Dunne Speaks – Flag referendum an opportunity for wider discussion on identity

Welcome to 2016! May the year ahead fulfil your dreams and aspirations.

2016 has begun with New Zealand continuing to tiptoe – always seemingly reluctantly and certainly gingerly – around the issues of its identity and future.

The upcoming vote on the flag is the obvious current example. Changing our national ensign to represent something more in tune with contemporary New Zealand should have been a no-brainer, but, if the opinion polls are correct, such a result seems unlikely at this stage. Then we will be stuck with the current drab flag for another century or so, and the government will probably conclude that the lack of enthusiasm for even this modest change shows no public appetite for wider constitutional change, so that will also fall off the agenda, and we will remain in our national rut.

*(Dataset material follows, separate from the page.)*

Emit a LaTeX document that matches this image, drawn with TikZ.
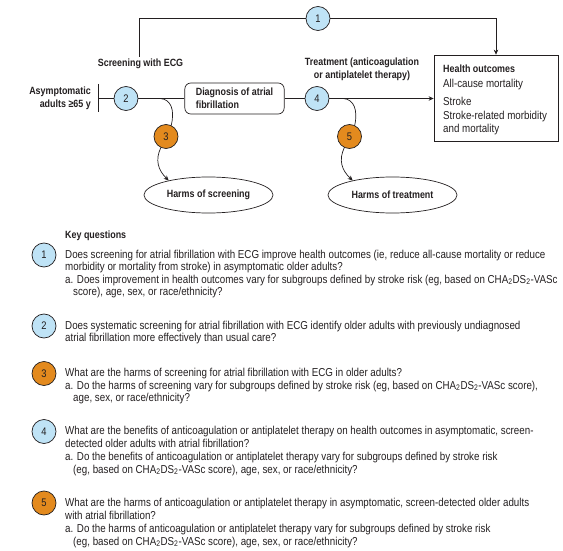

While the flag is but a symbol, the debate about its future is important. It should be an opportunity to engage all New Zealanders in discussing our values as a nation. In particular, it is important for young New Zealanders, many of whom will be too young to vote in the referendum, but will have to live with its outcome far longer than those of us who will be voting and making the decision. What do they think? What are our obligations to them when we vote? Surely the vote on the flag should be more than just the selfish expression of those who are older?

Of course, the ultimate objective of any constitutional reform project has to be the establishment of an independent New Zealand republic within the Commonwealth. In the meantime, there are other steps we ought to be considering as well. Changing the flag is but the first of these.

Amongst the others is the oath of allegiance. This has caused controversy in recent years because the current oath makes no reference to the Treaty of Waitangi. But it also continues to require allegiance to the Queen, which becomes more and more absurd as each year goes by. Surely a more logical solution would be to amend the oath to one of loyalty to the people and laws of New Zealand?

At the same time, we could look to replacing other antiquated British symbols with a few more relevant to contemporary New Zealand. For example, the Queen’s Birthday observance could be abolished in favour of a Matariki Day holiday, to serve as a possible National Day as well. The offensive Guy Fawkes Day could be replaced by Parihaka Day to honour the tradition of passive resistance New Zealanders have shown in many different settings over the years.

All these debates will be opportunities for the young people who are New Zealand’s future to have their say about the type of country they seek. In our role, as custodians of the present for the future, it will be our challenge to give them that opportunity.

A 2016 that embraces these ideas could be an exciting and significant year for New Zealand. But a year that continues to ignore them, will be no more than just one more – like last year and so many more before it. The years of almost, but not quite, and opportunities lost.